The High Court has ordered Cardiff-based Hugh James to pay six-figure damages to the family of an asbestos victim for professional negligence in abandoning their personal injury claim.
Mrs Justice Yip said partner Simon Ellis failed to send David Hanbury’s post-mortem report and mineral fibre analysis to a medical expert, Dr Ian Williamson, leading him to blame smoking rather than asbestos for the death.
She said that, by the end of the trial last month, Hugh James had admitted breach of duty, and that the expert would otherwise have produced a favourable report, but denied the claimants lost “anything of real value”.
Yip J said that “regrettably” she had reservations about the reliability of Mr Ellis, head of the firm’s asbestos team at the time, as a witness.

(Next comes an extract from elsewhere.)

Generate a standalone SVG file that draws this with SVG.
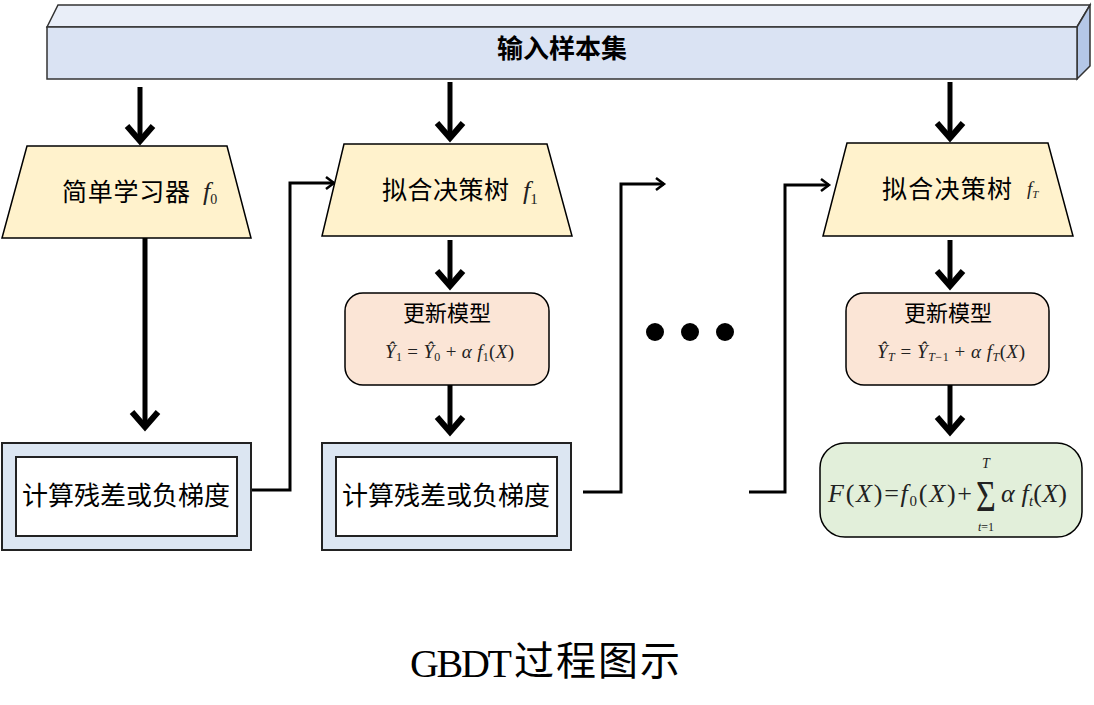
<svg xmlns="http://www.w3.org/2000/svg" width="1094" height="705" viewBox="0 0 1094 705">
<style>
.zh{font-family:"Noto Sans CJK SC","Noto Sans",sans-serif;fill:#000}
.m{font-family:"Liberation Serif","DejaVu Serif",serif;fill:#222}
.i{font-style:italic}
.thick{fill:none;stroke:#000;stroke-width:5}
.thin{fill:none;stroke:#000;stroke-width:3}
.trap{fill:#fff2cc;stroke:#000;stroke-width:1.5}
.upd{fill:#fbe5d6;stroke:#000;stroke-width:1.5}
.res{fill:#e2efda;stroke:#000;stroke-width:1.5}
.outer{fill:#dce6f2;stroke:#222;stroke-width:2}
.inner{fill:#fff;stroke:#222;stroke-width:2}
</style>
<defs>
<marker id="big" markerUnits="userSpaceOnUse" viewBox="-20 -16 26 32" markerWidth="26" markerHeight="32" refX="0" refY="0" orient="auto" overflow="visible">
<path d="M-15,-13 L0,0 L-15,13" fill="none" stroke="#000" stroke-width="6"/>
</marker>
<marker id="small" markerUnits="userSpaceOnUse" viewBox="-10 -8 14 16" markerWidth="14" markerHeight="16" refX="0" refY="0" orient="auto" overflow="visible">
<path d="M-8,-6 L0,0 L-8,6" fill="none" stroke="#000" stroke-width="2.5"/>
</marker>
</defs>
<rect width="1094" height="705" fill="#fff"/>

<g id="input">
<polygon points="47,27 58,5 1090,5 1077,27" fill="#e9eef8" stroke="#333" stroke-width="1.5"/>
<polygon points="1077,27 1090,5 1090,66 1077,79" fill="#b4c7e7" stroke="#333" stroke-width="1.5"/>
<rect x="47" y="27" width="1030" height="52" fill="#dae3f3" stroke="#333" stroke-width="1.5"/>
<text class="zh" x="562" y="58" font-size="26" font-weight="bold" text-anchor="middle">输入样本集</text>
</g>

<g id="connectors">
<line class="thick" x1="140" y1="87" x2="140" y2="141" marker-end="url(#big)"/>
<line class="thick" x1="450" y1="82" x2="450" y2="138" marker-end="url(#big)"/>
<line class="thick" x1="950" y1="82" x2="950" y2="138" marker-end="url(#big)"/>
<line class="thick" x1="145" y1="238" x2="145" y2="427" marker-end="url(#big)"/>
<line class="thick" x1="450" y1="240" x2="450" y2="286" marker-end="url(#big)"/>
<line class="thick" x1="450" y1="385" x2="450" y2="432" marker-end="url(#big)"/>
<line class="thick" x1="950" y1="240" x2="950" y2="286" marker-end="url(#big)"/>
<line class="thick" x1="950" y1="385" x2="950" y2="432" marker-end="url(#big)"/>
<polyline class="thin" points="251,490 290,490 290,183 334,183" marker-end="url(#small)"/>
<polyline class="thin" points="583,492 621,492 621,184 664,184" marker-end="url(#small)"/>
<polyline class="thin" points="749,492 785,492 785,185 829,185" marker-end="url(#small)"/>
</g>

<g id="learner0">
<polygon class="trap" points="27,146 227,146 251,238 2,238"/>
<text class="zh" x="62" y="201" font-size="25" textLength="128">简单学习器</text>
<text class="m i" x="203" y="200" font-size="26">f<tspan font-size="14" dy="4" font-style="normal">0</tspan></text>
</g>

<g id="tree1">
<polygon class="trap" points="344,144 547,144 572,236 322,236"/>
<text class="zh" x="382" y="199" font-size="25" textLength="127">拟合决策树</text>
<text class="m i" x="523" y="199" font-size="26">f<tspan font-size="15" dy="5" font-style="normal">1</tspan></text>
</g>

<g id="treeT">
<polygon class="trap" points="847,143 1048,143 1073,236 823,236"/>
<text class="zh" x="882" y="198" font-size="25" textLength="130">拟合决策树</text>
<text class="m i" x="1027" y="195" font-size="19">f<tspan font-size="11" dy="3">T</tspan></text>
</g>

<g id="update1">
<rect class="upd" x="345" y="293" width="204" height="92" rx="18"/>
<text class="zh" x="447" y="321" font-size="22" text-anchor="middle">更新模型</text>
<text class="m" x="385" y="358" font-size="19" textLength="129"><tspan class="i">Ŷ</tspan><tspan font-size="12" dy="3">1</tspan><tspan dy="-3"> = </tspan><tspan class="i">Ŷ</tspan><tspan font-size="12" dy="3">0</tspan><tspan dy="-3"> + </tspan><tspan class="i">α f</tspan><tspan font-size="12" dy="3">1</tspan><tspan dy="-3">(</tspan><tspan class="i">X</tspan>)</text>
</g>

<g id="updateT">
<rect class="upd" x="846" y="293" width="203" height="92" rx="18"/>
<text class="zh" x="948" y="321" font-size="22" text-anchor="middle">更新模型</text>
<text class="m" x="877" y="358" font-size="19" textLength="148"><tspan class="i">Ŷ</tspan><tspan class="i" font-size="12" dy="3">T</tspan><tspan dy="-3"> = </tspan><tspan class="i">Ŷ</tspan><tspan font-size="12" dy="3"><tspan class="i">T</tspan>−1</tspan><tspan dy="-3"> + </tspan><tspan class="i">α f</tspan><tspan class="i" font-size="12" dy="3">T</tspan><tspan dy="-3">(</tspan><tspan class="i">X</tspan>)</text>
</g>

<g id="result">
<rect class="res" x="820" y="443" width="262" height="94" rx="25"/>
<text class="m" x="828" y="502" font-size="26" textLength="144"><tspan class="i">F</tspan>(<tspan class="i">X</tspan>)=<tspan class="i">f</tspan><tspan font-size="15" dy="4">0</tspan><tspan dy="-4">(</tspan><tspan class="i">X</tspan>)+</text>
<text class="m" transform="translate(986,511) scale(1,1.3)" x="0" y="0" font-size="34" text-anchor="middle">Σ</text>
<text class="m i" x="986" y="468" font-size="14" text-anchor="middle">T</text>
<text class="m" x="986" y="531" font-size="12" text-anchor="middle"><tspan class="i">t</tspan>=1</text>
<text class="m" x="1001" y="502" font-size="26" textLength="66"><tspan class="i">α f</tspan><tspan class="i" font-size="15" dy="4">t</tspan><tspan dy="-4">(</tspan><tspan class="i">X</tspan>)</text>
</g>

<g id="residual0">
<rect class="outer" x="2" y="443" width="249" height="107"/>
<rect class="inner" x="16" y="457" width="221" height="79"/>
<text class="zh" x="22" y="505" font-size="26" textLength="208">计算残差或负梯度</text>
</g>

<g id="residual1">
<rect class="outer" x="322" y="443" width="249" height="107"/>
<rect class="inner" x="336" y="457" width="221" height="79"/>
<text class="zh" x="342" y="505" font-size="26" textLength="208">计算残差或负梯度</text>
</g>

<g id="ellipsis">
<circle cx="655" cy="332" r="9" fill="#000"/>
<circle cx="690" cy="332" r="9" fill="#000"/>
<circle cx="725" cy="332" r="9" fill="#000"/>
</g>

<g id="caption">
<text class="m" x="410" y="677" font-size="40" textLength="102" style="fill:#000">GBDT</text>
<text class="zh" x="514" y="675" font-size="40" textLength="166">过程图示</text>
</g>
</svg>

“Mr Ellis departed quite significantly from his written evidence and his final position was not consistent with the defendant’s pleaded case.

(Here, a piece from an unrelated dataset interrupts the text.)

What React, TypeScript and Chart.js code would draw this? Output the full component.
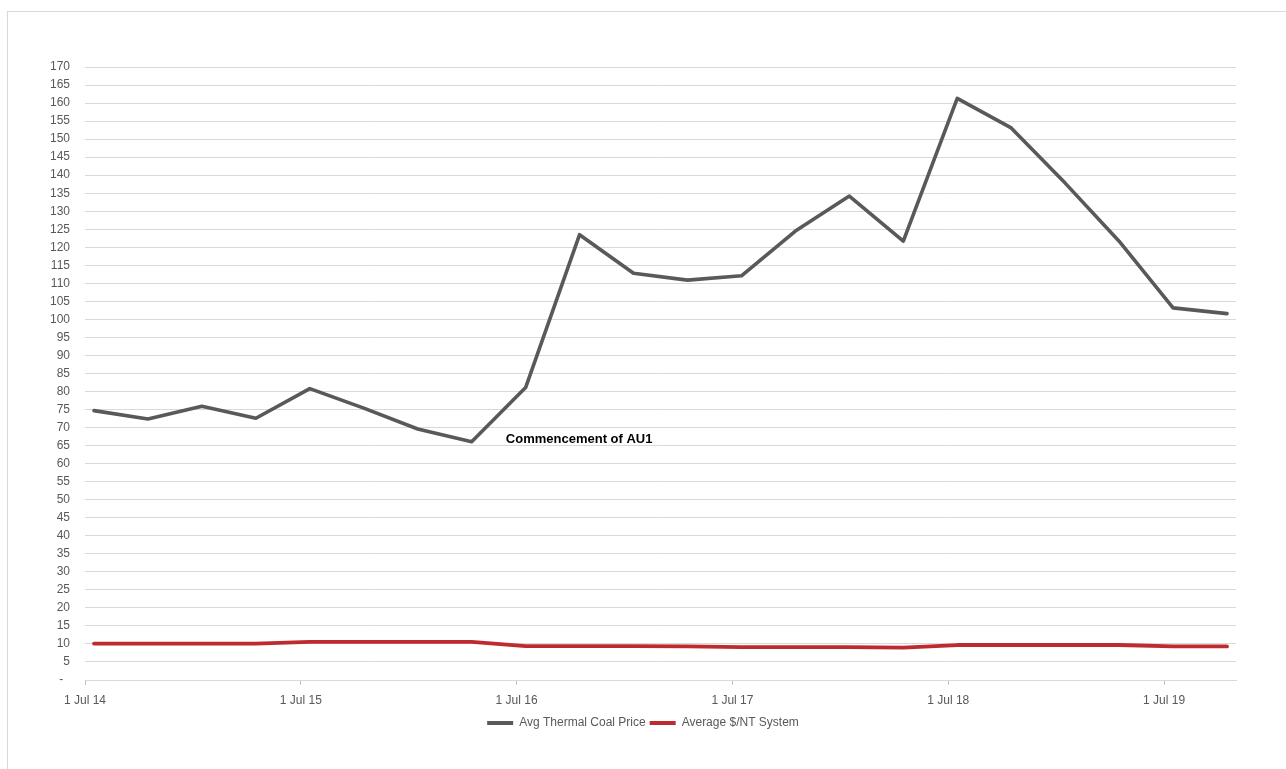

“This was surprising. As a solicitor, he can hardly claim not to have understood the importance of attesting to the accuracy of the defence, which he signed, and his witness statement.”
Yip J said a “particularly troubling” aspect of Mr Ellis’s evidence was a letter sent to litigation insurers in January 2013, which was “consistent with the claimant’s case that the reason for not proceeding with the claim was the unfavourable medical evidence”.
Mr Ellis said in evidence that he did not accept this approach, but after she warned him about the “serious implications” of misrepresenting the position when making an insurance claim, “immediately withdrew the suggestion”.
Yip J went on: “By the conclusion of his evidence, Mr Ellis had admitted that he probably did not send the relevant evidence to Dr Williamson and that it was an error on his part not to identify when reviewing the report that Dr Williamson had not mentioned the post-mortem findings.
“He accepted that it was his decision that the claim could not proceed any further unless the family were willing to pay for an engineer’s report. Further, he conceded that had a positive medical report been obtained, the claim would not have ended at that stage.
“Instead, he would have sent the report to the potential defendants’ representatives, pointing out that it confirmed that the deceased had died of asbestos-related cancer.”
The High Court heard in Hanbury and another v Hugh James Solicitors  EWHC 1074 (QB)  that Mr Hanbury’s widow and estate brought the professional negligence claim after Mr Hanbury, who worked as an insulation ‘lagger’, died in 2010.
Mineral fibre analysis was carried out on lung tissue taken from Mr Hanbury after his death and an inquest concluded he died from industrial disease.
The family instructed Hugh James to bring a claim on a conditional fee basis, and provided the firm with the post-mortem report and mineral fibre analysis.
Yip J said Dr Williamson had apparently seen the GP and hospital records but “not the post-mortem report and mineral fibre analysis”.
Mr Ellis told the family in October 2012 that the expert’s report was “not supportive of the claim”, which was abandoned the following month.
The claimant argued that Mr Ellis was negligent in failing to send Dr Williamson the post-mortem report and mineral fibre analysis.
Yip J said it was “highly unlikely” the case would have gone to trial, since the “vast majority” of industrial disease cases settled, and it was “highly likely” it would also have settled.
The judge said she was “entirely satisfied” that the claimants had lost something of “real and substantial value” through the law firm’s negligence.
Having valued the claim at £217,000, she discounted it by 20% for contributory negligence to reflect that Mr Hanbury had been a “relatively modest” smoker for most of his adult life, and by a further 25% for the ‘apportionment risk’ of splitting the compensation award between multiple insurers, and a further 20% to cover the risk that the case may not, in fact, have settled.
Yip J awarded Mr Hanbury’s estate a total of £104,283.